То, о чем говорит Призрак, фактически является его собственной мольбой об абсолютном отпущении грехов, проведенном по католическому обряду. Срезанный в пору цветения своих прегрешений, не вступивший в примирение с небом, «без таинства елея и причастья / Без покаянья» [ivВ], он отправлен на суд своих деяний, сохраняя в себе все свои несовершенства. «О ужас! Ужас! О великий ужас!» [ivЛ] — Гамлет-страший обречен какое-то время бродить ночью и днем, поститься огнем, пока его смердящие грехи не будут выжжены.

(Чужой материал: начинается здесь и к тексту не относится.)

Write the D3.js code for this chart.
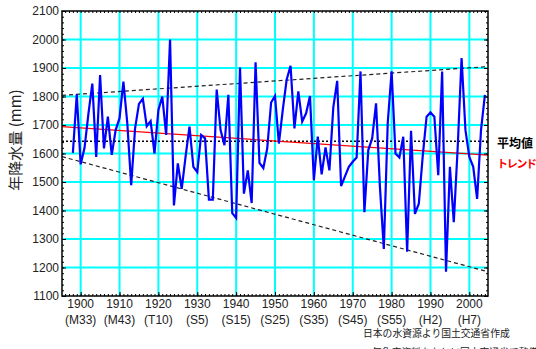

Человек должен умереть в надлежащее время, надлежащим способом, примиренный с Богом еще до того, как встретится со своим жребием. И пусть такое воззрение кажется лишь попыткой поставить телегу впереди лошади, но в этом случае не оставлены ли и мы молиться за Шекспира-католика?
Примечания
*. Margreta de Grazia, Hamlet Without Hamlet (Cambridge: Cambridge University Press, 2007), chap. 6.

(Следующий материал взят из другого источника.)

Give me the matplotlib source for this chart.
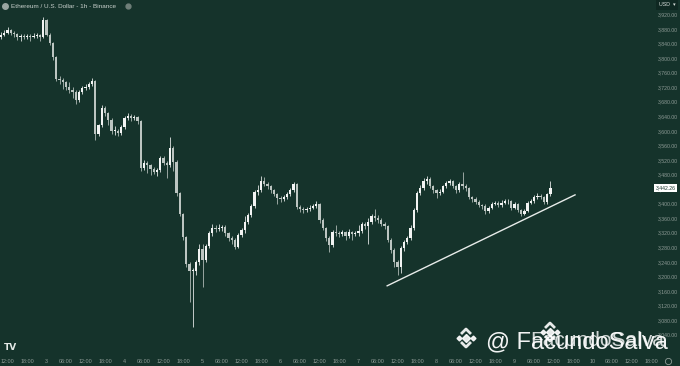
import matplotlib
matplotlib.use("Agg")
import matplotlib.pyplot as plt
import numpy as np

# ETH/USD 1h candles (Binance), first candle = day 2, 10:00
first_open = 3858
closes = [3864, 3869, 3877, 3869, 3866, 3858, 3861, 3858, 3861, 3858,
          3861, 3864, 3858, 3905, 3864, 3842, 3803, 3743, 3740, 3734,
          3721, 3713, 3707, 3685, 3707, 3718, 3721, 3729, 3737, 3591,
          3616, 3663, 3649, 3630, 3600, 3600, 3594, 3611, 3635, 3641,
          3635, 3638, 3627, 3498, 3512, 3506, 3495, 3487, 3492, 3525,
          3512, 3506, 3553, 3514, 3429, 3371, 3308, 3234, 3215, 3215,
          3240, 3275, 3245, 3283, 3319, 3333, 3330, 3333, 3336, 3319,
          3305, 3300, 3281, 3314, 3327, 3349, 3369, 3393, 3432, 3437,
          3462, 3454, 3448, 3437, 3426, 3415, 3413, 3418, 3426, 3437,
          3454, 3391, 3385, 3382, 3385, 3388, 3393, 3399, 3355, 3333,
          3305, 3286, 3322, 3319, 3316, 3322, 3311, 3322, 3316, 3319,
          3325, 3344, 3338, 3349, 3366, 3360, 3355, 3344, 3338, 3300,
          3272, 3240, 3226, 3278, 3294, 3305, 3333, 3382, 3429, 3443,
          3462, 3468, 3448, 3437, 3429, 3432, 3448, 3457, 3462, 3448,
          3437, 3454, 3448, 3443, 3418, 3413, 3404, 3396, 3393, 3380,
          3388, 3399, 3402, 3396, 3402, 3407, 3407, 3388, 3399, 3382,
          3371, 3380, 3402, 3407, 3418, 3421, 3418, 3404, 3426, 3442.26]
highs = [3872, 3878, 3885, 3880, 3874, 3869, 3866, 3866, 3867, 3865,
         3868, 3870, 3867, 3912, 3908, 3868, 3845, 3806, 3752, 3745,
         3738, 3735, 3720, 3712, 3712, 3722, 3728, 3735, 3745, 3740,
         3620, 3672, 3668, 3652, 3635, 3612, 3606, 3616, 3640, 3648,
         3645, 3644, 3642, 3630, 3520, 3518, 3510, 3500, 3498, 3530,
         3530, 3518, 3583, 3558, 3520, 3432, 3375, 3312, 3240, 3222,
         3245, 3290, 3290, 3290, 3325, 3345, 3340, 3345, 3342, 3340,
         3322, 3310, 3305, 3320, 3332, 3365, 3375, 3398, 3438, 3450,
         3475, 3472, 3460, 3452, 3440, 3430, 3420, 3424, 3432, 3442,
         3460, 3458, 3396, 3390, 3392, 3395, 3400, 3408, 3402, 3360,
         3336, 3310, 3328, 3340, 3326, 3328, 3326, 3330, 3326, 3324,
         3340, 3350, 3350, 3360, 3372, 3385, 3368, 3360, 3350, 3342,
         3305, 3278, 3245, 3284, 3300, 3312, 3340, 3388, 3435, 3450,
         3470, 3475, 3472, 3452, 3440, 3440, 3452, 3462, 3468, 3466,
         3452, 3460, 3488, 3455, 3446, 3422, 3418, 3410, 3400, 3398,
         3394, 3405, 3408, 3407, 3410, 3412, 3414, 3410, 3404, 3402,
         3385, 3386, 3408, 3414, 3424, 3428, 3426, 3422, 3430, 3462]
lows = [3852, 3860, 3866, 3864, 3858, 3850, 3848, 3852, 3853, 3846,
        3854, 3855, 3848, 3855, 3860, 3835, 3796, 3738, 3728, 3715,
        3712, 3705, 3690, 3675, 3680, 3700, 3712, 3716, 3724, 3575,
        3585, 3610, 3640, 3615, 3590, 3588, 3585, 3588, 3606, 3630,
        3628, 3630, 3620, 3490, 3492, 3485, 3478, 3480, 3475, 3486,
        3505, 3470, 3500, 3490, 3420, 3365, 3300, 3225, 3130, 3061,
        3205, 3232, 3171, 3240, 3278, 3312, 3322, 3325, 3326, 3312,
        3298, 3290, 3276, 3278, 3308, 3320, 3344, 3362, 3388, 3425,
        3432, 3448, 3440, 3430, 3420, 3400, 3405, 3408, 3412, 3420,
        3432, 3385, 3378, 3375, 3378, 3380, 3384, 3388, 3348, 3328,
        3296, 3268, 3282, 3312, 3308, 3310, 3300, 3306, 3300, 3310,
        3312, 3320, 3330, 3290, 3344, 3352, 3348, 3338, 3330, 3294,
        3265, 3225, 3205, 3210, 3270, 3290, 3300, 3328, 3378, 3425,
        3438, 3455, 3442, 3430, 3415, 3425, 3428, 3444, 3450, 3442,
        3430, 3432, 3440, 3436, 3412, 3405, 3398, 3390, 3386, 3372,
        3375, 3384, 3395, 3390, 3392, 3398, 3400, 3382, 3384, 3376,
        3365, 3368, 3376, 3398, 3402, 3414, 3412, 3398, 3400, 3422]

price_ticks = list(range(3040, 3921, 40))
time_labels = ["12:00", "18:00"]
for day in range(3, 11):
    time_labels += [str(day), "06:00", "12:00", "18:00"]

# trendline drawn on the chart (candle index, price)
trend_idx = [118.8, 176.6]
trend_price = [3174, 3424]

BG = "#15332b"
UP = "#f2f4f3"
DOWN = "#bcc5c1"
GRAY = "#8f9c97"
SMALL = "Liberation Sans"

opens = [first_open] + closes[:-1]
idx = np.arange(len(closes))
o = np.array(opens, dtype=float)
c = np.array(closes, dtype=float)
colors = np.where(c >= o, UP, DOWN)

fig = plt.figure(figsize=(6.8, 3.66), dpi=100)
fig.patch.set_facecolor(BG)

ax = fig.add_axes([0, 13 / 366, 655 / 680, 353 / 366])
ax.set_facecolor(BG)
ax.set_xlim(-0.31, 201.2)
ax.set_ylim(2989.3, 3959.7)

ax.vlines(idx, lows, highs, colors=colors, linewidth=0.55, zorder=2)
ax.bar(idx, np.maximum(np.abs(c - o), 1.5), bottom=np.minimum(o, c),
       width=0.72, color=colors, linewidth=0, zorder=3)

ax.plot(trend_idx, trend_price, color="#e8ecea", linewidth=1.0, zorder=4)

for s in ax.spines.values():
    s.set_visible(False)

ax.set_xticks(2 + 6 * np.arange(len(time_labels)), time_labels)
ax.tick_params(axis="x", length=0, pad=4.5, labelsize=3.9, labelcolor=GRAY)
ax.yaxis.tick_right()
ax.set_yticks(price_ticks, [f"{p:,.2f}" for p in price_ticks])
ax.tick_params(axis="y", length=0, pad=2, labelsize=3.7, labelcolor=GRAY)
for lab in ax.get_xticklabels() + ax.get_yticklabels():
    lab.set_family(SMALL)

last = closes[-1]
ax.text(1.001, last, f"{last:,.2f}", transform=ax.get_yaxis_transform(),
        ha="left", va="center", fontsize=3.7, color=BG, family=SMALL,
        bbox=dict(boxstyle="square,pad=0.3", fc="white", ec="none"))

# overlay in pixel coords for header / logos / watermark
ov = fig.add_axes([0, 0, 1, 1])
ov.set_xlim(0, 680)
ov.set_ylim(366, 0)
ov.axis("off")
ov.patch.set_alpha(0)

ov.plot(5, 6, "o", ms=4, color="#9aa6a1")
ov.text(11, 6, "Ethereum / U.S. Dollar - 1h - Binance", fontsize=4.6,
        color="#c9d1cd", va="center", family=SMALL)
ov.plot(128, 6, "o", ms=3.5, color="#6f7f79")
ov.text(667, 5, "USD  \u25be", fontsize=3.8, ha="center", va="center",
        color="#d8dedb", family=["Liberation Sans", "DejaVu Sans"],
        bbox=dict(boxstyle="square,pad=0.45", fc="#0f2822", ec="none"))

ov.text(4, 348, "TV", fontsize=6.5, fontweight="bold", color="#e3e8e6",
        va="center")
ov.plot(668, 361, "o", ms=4.5, mfc="none", mec=GRAY, mew=0.6)

# Binance Square watermark
for cx, cy in [(466, 338), (550, 332)]:
    ov.plot(cx, cy, "D", ms=4, color="white", alpha=0.9)
    ov.plot([cx - 7, cx + 7], [cy, cy], "D", ms=2.5, color="white", alpha=0.9)
    ov.plot([cx - 4, cx, cx + 4], [cy + 5, cy + 9, cy + 5], color="white",
            lw=2, alpha=0.9)
    ov.plot([cx - 4, cx, cx + 4], [cy - 5, cy - 9, cy - 5], color="white",
            lw=2, alpha=0.9)
ov.text(486, 342, "@ FacundoSalva", fontsize=17, color="white",
        family="Liberation Sans", va="center", alpha=0.95)
ov.text(530, 340, "FacundoSalva", fontsize=15, color="white",
        family="Liberation Sans", va="center", alpha=0.8)

fig.savefig("out.png", dpi=100, facecolor=BG)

1. Все переводы на русский язык использованное в оригинале слово mole дают в значении родимого пятна или некоей безвинно унаследованной отметины. Однако у этого слова есть еще значение «крот», откуда в тексте оригинала исходит коннотация: порок роет норы в человеке. Примечательно, что «старым кротом» (old mole) Гамлет называет Призрака, подающего голос из-под земли в сцене истребования клятвы молчать о происшествии от Горацио, Марселло и Бернардо. Такой перевод mole предлагается во всех русскоязычных текстах пьесы. В комментарии на свой перевод Морозов отмечает, что «старый крот» — метонимическое именование дьявола. «Нам кажется, что вся эта "инфернальная терминология" передает смятение души Гамлета», — пишет Морозов.
2. У Шекспира и Кричли и Уэбстер игра на двусмысленности слова mole (см. предыдущее прим.).
3. «Нет» (в оригинале nay) имеется в тексте пьесы, но ни один переводчик на русский язык, за исключением Морозова, эксплицитно не передает его, а лишь следует за дальнейшим высказыванием Марселло. Морозов так комментирует это место: «Это nay (в точном переводе: "не только... но и") весьма существенно. На слова Горацио: "Небо направит датское государство" — Марселло возражает: "Нет, не только Небо, но и мы поможем, последовав за Гамлетом". Фатализму Горацио противопоставлена активность Марселло».